§ **MATERIAL**
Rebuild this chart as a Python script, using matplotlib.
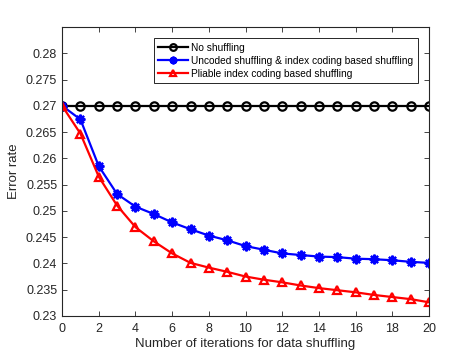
import numpy as np
import matplotlib
matplotlib.use("Agg")
import matplotlib.pyplot as plt
from matplotlib.ticker import FuncFormatter

plt.rcParams["font.family"] = ["Liberation Sans", "DejaVu Sans"]

iterations = np.arange(0, 21)
no_shuffling = [0.27] * 21
uncoded = [0.2700, 0.2674, 0.2585, 0.2532, 0.2508, 0.2494, 0.2478, 0.2465,
           0.2453, 0.2444, 0.2433, 0.2426, 0.2419, 0.2416, 0.2413, 0.2412,
           0.2409, 0.2408, 0.2406, 0.2403, 0.2401]
pliable = [0.2700, 0.2647, 0.2565, 0.2510, 0.2469, 0.2442, 0.2419, 0.2401,
           0.2392, 0.2384, 0.2375, 0.2369, 0.2364, 0.2358, 0.2353, 0.2349,
           0.2345, 0.2340, 0.2336, 0.2332, 0.2326]

labels = ["No shuffling",
          "Uncoded shuffling & index coding based shuffling",
          "Pliable index coding based shuffling"]

fig = plt.figure(figsize=(4.74, 3.55), dpi=100)
ax = fig.add_axes([0.131, 0.110, 0.774, 0.814])

ax.plot(iterations, no_shuffling, color="black", marker="o", markersize=6,
        markerfacecolor="none", markeredgewidth=1.6, linewidth=1.6, label=labels[0])
ax.plot(iterations, uncoded, color="blue", marker=(8, 2, 0), markersize=7,
        markeredgewidth=1.6, linewidth=1.6, label=labels[1])
ax.plot(iterations, pliable, color="red", marker="^", markersize=6,
        markerfacecolor="none", markeredgewidth=1.6, linewidth=1.6, label=labels[2])

ax.set_xlim(0, 20)
ax.set_ylim(0.23, 0.285)
ax.set_xticks(np.arange(0, 21, 2))
ax.set_yticks(np.arange(0.23, 0.2801, 0.005))
ax.yaxis.set_major_formatter(FuncFormatter(lambda v, p: "%g" % round(v, 3)))

gray = "#262626"
for s in ax.spines.values():
    s.set_color(gray)
    s.set_linewidth(0.8)
ax.tick_params(direction="in", top=True, right=True, length=3.5, width=0.6,
               labelsize=9, colors=gray, labelcolor=gray)
ax.tick_params(axis="x", pad=5)

ax.set_xlabel("Number of iterations for data shuffling", fontsize=9.5, color=gray, labelpad=2)
ax.set_ylabel("Error rate", fontsize=9.5, color=gray, labelpad=4)

leg = ax.legend(loc="upper right", bbox_to_anchor=(0.970, 0.962), fontsize=7.3,
                frameon=True, fancybox=False, edgecolor=gray, framealpha=1,
                borderpad=0.45, labelspacing=0.3, handlelength=2.9,
                handletextpad=0.35, borderaxespad=0, markerscale=0.8)
leg.get_frame().set_linewidth(0.7)

fig.savefig("out.png", dpi=100)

§ **YOUR GOAL**
Starting at the top of the listing above, reproduce each line up to and including the one with "ax = fig.add_axes([0.131, 0.110, 0.774, 0.814])"; omit the pictures.

§ **FULL RESPONSE**
Rebuild this chart as a Python script, using matplotlib.
import numpy as np
import matplotlib
matplotlib.use("Agg")
import matplotlib.pyplot as plt
from matplotlib.ticker import FuncFormatter

plt.rcParams["font.family"] = ["Liberation Sans", "DejaVu Sans"]

iterations = np.arange(0, 21)
no_shuffling = [0.27] * 21
uncoded = [0.2700, 0.2674, 0.2585, 0.2532, 0.2508, 0.2494, 0.2478, 0.2465,
           0.2453, 0.2444, 0.2433, 0.2426, 0.2419, 0.2416, 0.2413, 0.2412,
           0.2409, 0.2408, 0.2406, 0.2403, 0.2401]
pliable = [0.2700, 0.2647, 0.2565, 0.2510, 0.2469, 0.2442, 0.2419, 0.2401,
           0.2392, 0.2384, 0.2375, 0.2369, 0.2364, 0.2358, 0.2353, 0.2349,
           0.2345, 0.2340, 0.2336, 0.2332, 0.2326]

labels = ["No shuffling",
          "Uncoded shuffling & index coding based shuffling",
          "Pliable index coding based shuffling"]

fig = plt.figure(figsize=(4.74, 3.55), dpi=100)
ax = fig.add_axes([0.131, 0.110, 0.774, 0.814])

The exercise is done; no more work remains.